Summary: nvme is not shut properly for suspend/resume
Product: Base System Reporter: Poul-Henning Kamp <phk>
Component: kernAssignee: freebsd-scsi (Nobody) <scsi>
Status: Closed FIXED    
Severity: Affects Many People CC: bsd, bsdimp, bwidawsk, cem, dch, freebsdbugs, imp, ports, rudolphfroger, scottl
Priority: ---    
Version: CURRENT   
Hardware: amd64   
OS: Any   
Attachments:
Description Flags
Test patch for freezing devq none

Description Poul-Henning Kamp freebsd_committer freebsd_triage 2018-10-20 08:49:17 UTC
On a Thinkpad T480, trying to suspend/resume results in these messages on resume:

   nvme0: Resetting controller due to a timeout.
   nvme0: resetting controller
   nvme0: aborting outstanding i/o
   nvme0: READ sqid:1 cid:32 nsid:1 lba:75554599 len:8
   nvme0: ABORTED - BY REQUEST (00/07) sqid:1 cid:32 cdw0:0
   nvme0: aborting outstanding i/o
   nvme0: WRITE sqid:1 cid:39 nsid:1 lba:43225663 len:64
   nvme0: ABORTED - BY REQUEST (00/07) sqid:1 cid:39 cdw0:0
   nvme0: aborting outstanding i/o

Sometimes there is also filesystem corruption.

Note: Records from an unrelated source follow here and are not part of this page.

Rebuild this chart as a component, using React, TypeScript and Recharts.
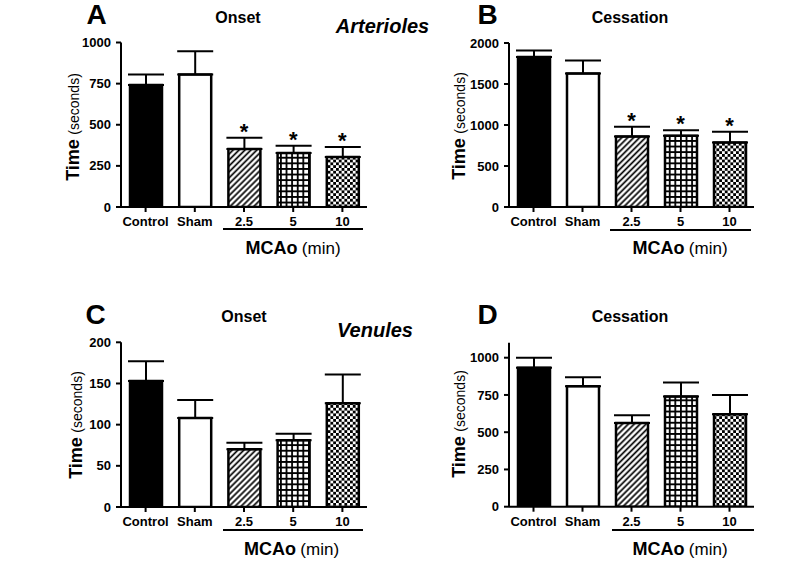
import React from 'react';
import { Bar, Cell, ComposedChart, ErrorBar, Scatter, XAxis, YAxis } from 'recharts';

// groups on the x axis
const categories = ['Control', 'Sham', '2.5', '5', '10'];
const fillKinds = ['solid', 'white', 'hatch', 'grid', 'check'];

// A - arterioles, onset
const arterioleOnsetMean = [741, 806, 352, 328, 304];
const arterioleOnsetSem = [65, 141, 69, 44, 60];
// B - arterioles, cessation
const arterioleCessationMean = [1829, 1629, 861, 869, 788];
const arterioleCessationSem = [81, 159, 119, 66, 130];
// C - venules, onset
const venuleOnsetMean = [153, 108, 70, 81, 126];
const venuleOnsetSem = [24, 22, 8, 8, 35];
// D - venules, cessation
const venuleCessationMean = [933, 808, 561, 740, 620];
const venuleCessationSem = [67, 60, 52, 94, 129];

const arterioleSignificant = [false, false, true, true, true];
const venuleSignificant = [false, false, false, false, false];

const ticksA = [0, 250, 500, 750, 1000];
const ticksB = [0, 500, 1000, 1500, 2000];
const ticksC = [0, 50, 100, 150, 200];
const ticksD = [0, 250, 500, 750, 1000];

const FONT = '"Liberation Sans", Arial, Helvetica, sans-serif';

const buildRows = (mean: number[], sem: number[], sig: boolean[]) =>
    categories.map((cat, i) => ({
        cat,
        mean: mean[i],
        err: [0, sem[i]],
        star: sig[i] ? mean[i] + sem[i] : null,
    }));

const Patterns = ({ id }: { id: string }) => (
    <defs>
        <pattern id={`hatch-${id}`} width={4.2} height={4.2} patternUnits="userSpaceOnUse" patternTransform="rotate(45)">
            <rect width={4.2} height={4.2} fill="#fff" />
            <line x1={2.1} y1={0} x2={2.1} y2={4.2} stroke="#000" strokeWidth={1.7} />
        </pattern>
        <pattern id={`grid-${id}`} width={5.6} height={5.6} patternUnits="userSpaceOnUse">
            <rect width={5.6} height={5.6} fill="#fff" />
            <path d="M0 0.9H5.6M0.9 0V5.6" stroke="#000" strokeWidth={1.8} />
        </pattern>
        <pattern id={`check-${id}`} width={5.6} height={5.6} patternUnits="userSpaceOnUse">
            <rect width={5.6} height={5.6} fill="#fff" />
            <rect width={2.8} height={2.8} fill="#000" />
            <rect x={2.8} y={2.8} width={2.8} height={2.8} fill="#000" />
        </pattern>
    </defs>
);

const fillFor = (kind: string, id: string) => {
    if (kind === 'solid') return '#000';
    if (kind === 'white') return '#fff';
    return `url(#${kind}-${id})`;
};

const Star = (props: any) => {
    const { cx, cy, payload } = props;
    if (!payload || payload.star == null || cy == null || isNaN(cy)) return <g />;
    return (
        <text x={cx} y={cy + 1} textAnchor="middle" fontFamily={FONT} fontWeight="bold" fontSize={22} fill="#000">
            *
        </text>
    );
};

interface PanelProps {
    id: string;
    left: number;
    top: number;
    margin: { top: number; right: number; bottom: number; left: number };
    rows: any[];
    domain: [number, number];
    ticks: number[];
}

const Panel: React.FC<PanelProps> = ({ id, left, top, margin, rows, domain, ticks }) => (
    <div style={{ position: 'absolute', left, top }}>
        <ComposedChart width={400} height={290} data={rows} margin={margin}>
            <Patterns id={id} />
            <XAxis
                dataKey="cat"
                type="category"
                interval={0}
                height={30}
                tickSize={5}
                tickMargin={5}
                axisLine={{ stroke: '#000', strokeWidth: 2 }}
                tickLine={{ stroke: '#000', strokeWidth: 2 }}
                tick={{ fill: '#000', fontSize: 13, fontWeight: 'bold', fontFamily: FONT }}
            />
            <YAxis
                width={60}
                domain={domain}
                ticks={ticks}
                interval={0}
                tickSize={5}
                tickMargin={5}
                allowDataOverflow
                axisLine={{ stroke: '#000', strokeWidth: 2 }}
                tickLine={{ stroke: '#000', strokeWidth: 2 }}
                tick={{ fill: '#000', fontSize: 13, fontWeight: 'bold', fontFamily: FONT }}
            />
            <Bar dataKey="mean" barSize={32} stroke="#000" strokeWidth={2.5} isAnimationActive={false}>
                {rows.map((r, i) => (
                    <Cell key={r.cat} fill={fillFor(fillKinds[i], id)} stroke="#000" strokeWidth={2.5} />
                ))}
                <ErrorBar dataKey="err" direction="y" width={18} stroke="#000" strokeWidth={2} />
            </Bar>
            <Scatter dataKey="star" shape={Star} isAnimationActive={false} />
        </ComposedChart>
    </div>
);

const Txt = ({ x, y, size, bold, italic, rotate, children }: any) => (
    <div
        style={{
            position: 'absolute',
            left: x,
            top: y,
            transform: `translate(-50%, -50%)${rotate ? ' rotate(-90deg)' : ''}`,
            fontSize: size,
            fontWeight: bold ? 'bold' : 'normal',
            fontStyle: italic ? 'italic' : 'normal',
            lineHeight: 1,
            whiteSpace: 'nowrap',
            color: '#000',
        }}
    >
        {children}
    </div>
);

const TimeLabel = ({ x, y }: { x: number; y: number }) => (
    <Txt x={x} y={y} rotate>
        <span style={{ fontWeight: 'bold', fontSize: 18 }}>Time</span>{' '}
        <span style={{ fontSize: 14 }}>(seconds)</span>
    </Txt>
);

const McaoLabel = ({ x, y }: { x: number; y: number }) => (
    <Txt x={x} y={y}>
        <span style={{ fontWeight: 'bold', fontSize: 18 }}>MCAo</span>{' '}
        <span style={{ fontSize: 17 }}>(min)</span>
    </Txt>
);

const Rule = ({ x1, x2, y }: { x1: number; x2: number; y: number }) => (
    <div style={{ position: 'absolute', left: x1, top: y - 1, width: x2 - x1, height: 2, background: '#000' }} />
);

export default function App() {
    return (
        <div
            style={{
                position: 'absolute',
                left: 0,
                top: 0,
                width: 800,
                height: 583,
                background: '#fff',
                fontFamily: FONT,
                overflow: 'hidden',
            }}
        >
            <Panel
                id="a"
                left={0}
                top={0}
                margin={{ top: 42.5, right: 33, bottom: 53, left: 61 }}
                rows={buildRows(arterioleOnsetMean, arterioleOnsetSem, arterioleSignificant)}
                domain={[0, 1000]}
                ticks={ticksA}
            />
            <Panel
                id="b"
                left={400}
                top={0}
                margin={{ top: 43, right: 46, bottom: 53, left: 49 }}
                rows={buildRows(arterioleCessationMean, arterioleCessationSem, arterioleSignificant)}
                domain={[0, 2000]}
                ticks={ticksB}
            />
            <Panel
                id="c"
                left={0}
                top={293}
                margin={{ top: 49.3, right: 33, bottom: 46, left: 61 }}
                rows={buildRows(venuleOnsetMean, venuleOnsetSem, venuleSignificant)}
                domain={[0, 200]}
                ticks={ticksC}
            />
            <Panel
                id="d"
                left={400}
                top={293}
                margin={{ top: 49.8, right: 46, bottom: 46.3, left: 49 }}
                rows={buildRows(venuleCessationMean, venuleCessationSem, venuleSignificant)}
                domain={[0, 1100]}
                ticks={ticksD}
            />

            <Txt x={96.5} y={14.5} size={28} bold>A</Txt>
            <Txt x={487.5} y={14.5} size={28} bold>B</Txt>
            <Txt x={95.5} y={314.5} size={28} bold>C</Txt>
            <Txt x={487.5} y={314.5} size={28} bold>D</Txt>

            <Txt x={238} y={17.5} size={16} bold>Onset</Txt>
            <Txt x={630} y={18} size={16} bold>Cessation</Txt>
            <Txt x={244} y={317} size={16} bold>Onset</Txt>
            <Txt x={630} y={317} size={16} bold>Cessation</Txt>

            <Txt x={382.5} y={25.5} size={20} bold italic>Arterioles</Txt>
            <Txt x={375} y={329.5} size={20} bold italic>Venules</Txt>

            <TimeLabel x={73} y={127} />
            <TimeLabel x={459} y={126} />
            <TimeLabel x={76} y={425} />
            <TimeLabel x={459} y={424} />

            <Rule x1={222.5} x2={363} y={229.3} />
            <Rule x1={610} x2={751} y={230} />
            <Rule x1={222.5} x2={363} y={530} />
            <Rule x1={612} x2={754} y={530} />

            <McaoLabel x={293} y={248} />
            <McaoLabel x={680} y={248} />
            <McaoLabel x={291.5} y={549} />
            <McaoLabel x={680} y={549} />
        </div>
    );
}
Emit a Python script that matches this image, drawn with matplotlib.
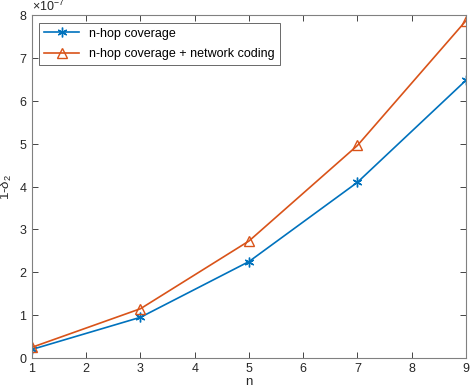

I als see increments to "Unsafe Shutdowns" in smartctl -a

Various google searches indicates that this may be a general problem for modern laptops.

Most recently see on -current r339250M
Comment 1 Ben Widawsky freebsd_committer freebsd_triage 2018-10-23 18:39:38 UTC
Created attachment 198507 [details]
Test patch for freezing devq

I don't think this is the right fix (according to Warner), but it looks like it should be needed in addition to the correct fix.
Comment 2 Warner Losh freebsd_committer freebsd_triage 2018-10-23 19:11:45 UTC
The devq freezing is racy.
Comment 3 Ben Widawsky freebsd_committer freebsd_triage 2018-10-23 20:15:41 UTC
Could you explain how for my edification (not arguing, I just don't see it).
Comment 4 Scott Long freebsd_committer freebsd_triage 2018-10-23 21:14:23 UTC
Calling cam_freeze_devq() doesn't guarantee that nothing is in-flight when it returns.  A lesser problem is that it (and xpt_freeze_simq()) also doesn't prevent sending CCBs to the sim that aren't flagged with XPT_FC_QUEUED.
Comment 5 Ivan 2018-12-29 12:30:41 UTC
Is this (racy) fix better than no fix at all? 
I have this messages on resume, but after 10 secs of freeze, the system resumes normal operation. It's OK for me as log as it doesn't damage ZFS.
Comment 6 Warner Losh freebsd_committer freebsd_triage 2021-07-09 18:22:05 UTC
This has been fixed in two ways. First, we properly shutdown the controller for suspend / resume. This ensures that all I/O is drained. Second, before we get to the shutdown, the system now syncs all mounted filesystems ensuring a stable point.